What to expect during the spring whale watch season.

The video below shows what an excellent day of spring whale watching is like. Calm ocean and blue sky! There are actually 4 whales spotted in this video! Remember, weather plays a huge factor in whale watching success, keep an eye on the forecast and good luck!

Gray whales are visible from Oregon’s shore nearly year-round, but two weeks every year are special! The winter and spring Whale Watch Weeks along the Oregon coast are recognized as some of the best opportunities to view the annual gray whale migration anywhere in the world. Join us as we watch around 20,000 gray whales swim along our shores!

Our volunteers come from throughout the United States and spread out across 24 sites up and down the Oregon coast to help people see and learn about these magnificent ocean travelers. Last year more than 51,000 visitors were educated by our volunteers in just 14 days!






In 1978 Don Giles of the Hatfield Marine Science Center in Newport headed out to Yaquina Head Lighthouse with his binoculars and a great idea. Colleagues Bruce Mate and Denise Herzing were counting gray whales migrating past Yaquina Head. They confirmed what Don and others intuitively knew: Gray whale migrations along the Oregon coast peak during two special times of the year. The southbound migration happens during the winter holiday season, and the northbound has one of its two peaks near the end of March.
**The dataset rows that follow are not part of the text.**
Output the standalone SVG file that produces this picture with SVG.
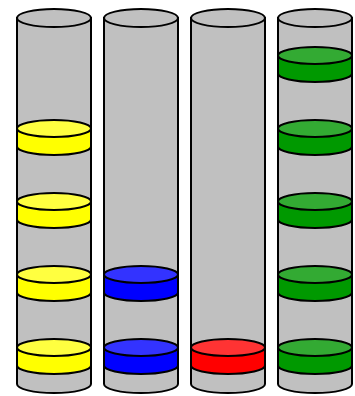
<svg xmlns="http://www.w3.org/2000/svg" width="355" height="396" viewBox="0 0 355 396">
<style>
path, ellipse { stroke: #000; stroke-width: 2; }
.tube { fill: #c0c0c0; }
.ys { fill: #ffff00; } .yt { fill: #ffff40; }
.bs { fill: #0000ff; } .bt { fill: #3333ff; }
.rs { fill: #ff0000; } .rt { fill: #ff3333; }
.gs { fill: #009900; } .gt { fill: #33aa33; }
</style>
<defs>
<path id="side" d="M-37,0 L-37,18 A37,8.5 0 0 0 37,18 L37,0 Z"/>
<ellipse id="top" cx="0" cy="0" rx="37" ry="8.5"/>
</defs>
<g id="peg1" transform="translate(54,0)">
<path class="tube" d="M-37,18 L-37,384 A37,9 0 0 0 37,384 L37,18 Z"/>
<ellipse class="tube" cx="0" cy="18" rx="37" ry="9"/>
</g>
<g id="peg2" transform="translate(141,0)">
<path class="tube" d="M-37,18 L-37,384 A37,9 0 0 0 37,384 L37,18 Z"/>
<ellipse class="tube" cx="0" cy="18" rx="37" ry="9"/>
</g>
<g id="peg3" transform="translate(228,0)">
<path class="tube" d="M-37,18 L-37,384 A37,9 0 0 0 37,384 L37,18 Z"/>
<ellipse class="tube" cx="0" cy="18" rx="37" ry="9"/>
</g>
<g id="peg4" transform="translate(315,0)">
<path class="tube" d="M-37,18 L-37,384 A37,9 0 0 0 37,384 L37,18 Z"/>
<ellipse class="tube" cx="0" cy="18" rx="37" ry="9"/>
</g>
<g id="yellow">
<g transform="translate(54,128.5)"><use href="#side" class="ys"/><use href="#top" class="yt"/></g>
<g transform="translate(54,201.5)"><use href="#side" class="ys"/><use href="#top" class="yt"/></g>
<g transform="translate(54,274.5)"><use href="#side" class="ys"/><use href="#top" class="yt"/></g>
<g transform="translate(54,347.5)"><use href="#side" class="ys"/><use href="#top" class="yt"/></g>
</g>
<g id="blue">
<g transform="translate(141,274.5)"><use href="#side" class="bs"/><use href="#top" class="bt"/></g>
<g transform="translate(141,347.5)"><use href="#side" class="bs"/><use href="#top" class="bt"/></g>
</g>
<g id="red">
<g transform="translate(228,347.5)"><use href="#side" class="rs"/><use href="#top" class="rt"/></g>
</g>
<g id="green">
<g transform="translate(315,55.5)"><use href="#side" class="gs"/><use href="#top" class="gt"/></g>
<g transform="translate(315,128.5)"><use href="#side" class="gs"/><use href="#top" class="gt"/></g>
<g transform="translate(315,201.5)"><use href="#side" class="gs"/><use href="#top" class="gt"/></g>
<g transform="translate(315,274.5)"><use href="#side" class="gs"/><use href="#top" class="gt"/></g>
<g transform="translate(315,347.5)"><use href="#side" class="gs"/><use href="#top" class="gt"/></g>
</g>
</svg>
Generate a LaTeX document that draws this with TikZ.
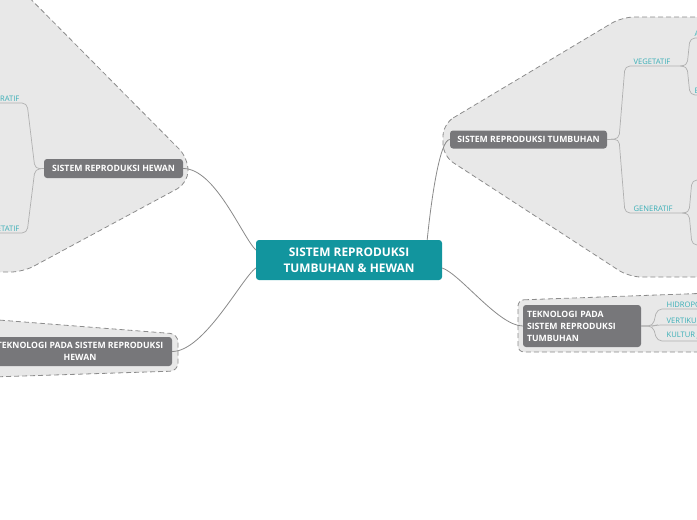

This knowledge motivated Don to create the Whale Watching Spoken Here® program. Since 1978, it has grown to become one of the most organized onshore whale watching programs in the United States.

Reasons for Success:

Location: Thanks to the 1967 Beach Bill, public access is protected along virtually the entire Oregon coastline. In addition, most of the whale watching locations are located in or near state parks.

Abundant whales: Researchers estimate that 18,000-plus gray whales now live in the eastern north Pacific area. About 30 whales per hour migrate past the Oregon coast during the peak southbound migration. By comparison, six per hour pass by on the northbound trip, but that return trip is spread over four months. Some 200-plus of these whales drop off the migration route and feed along the Oregon coast all summer.

Timing: The migrations peaks coincide nicely with times when many visitors are able to visit the coast. Since the main emphasis is on volunteers meeting and greeting visitors interested in whale watching, Don Giles and another colleague, Bev Lund, coined the phrase, “Whale Watching Spoken Here.”

Volunteers: We have had the joy to work with thousands of volunteers since the programs inception. Today we are thankful to have over 300 active volunteers that make this effort possible.